I am trying to implement the Lucy algorithm that the authors of this paper use to get a distribution of diffusion coefficients from the distribution of displacements. The equation looks like this.
$$P^{n+1}(D)=P^n(D)\int \frac{G_s(x)}{G_s^n(x)} g(x\vert D) dx$$
Where $G_s^n(x)=\int P^n(D) g(x \vert D) dx$.
I know $G_s(x)$, $g(x\vert D)$ and $P^1(D)$ so it seems pretty straightforward to iterate until reaching a solution inside the desired tolerance.
I have tried to define a function
loopfunction[x_, y_, z_, m_, d_] := x*NIntegrate[y*z/m, {t, -Infinity, Infinity}]
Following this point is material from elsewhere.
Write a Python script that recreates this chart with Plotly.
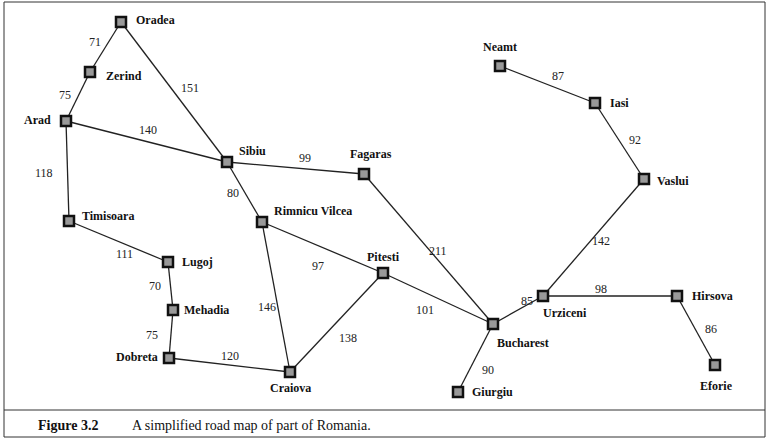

Taking as arguments $[P(D)$, $g(t|D)$,$G_s(t)$,$G_s^n(t)$,$d]$ and then using a While loop to try to find a value $P^*=P^{n+1}$ such that $\Vert P^* - P^n \Vert < \varepsilon$ for some tolerance.
I can't get the While loop to work mainly because of the integrations involved in the process (it seems to be some kind of problem when I try to consider as variables those variables over which I have not integrated). I think this is because NIntegrate is not capable of giving me a result if I don't specify a value for the free variables and I can't use Integrate because the expressions become quite difficult after a couple of iterations.
How can I implement this sort of iterative algorithm in Mathematica?
I can provide more code if it is necessary and clarification if the question is not clear.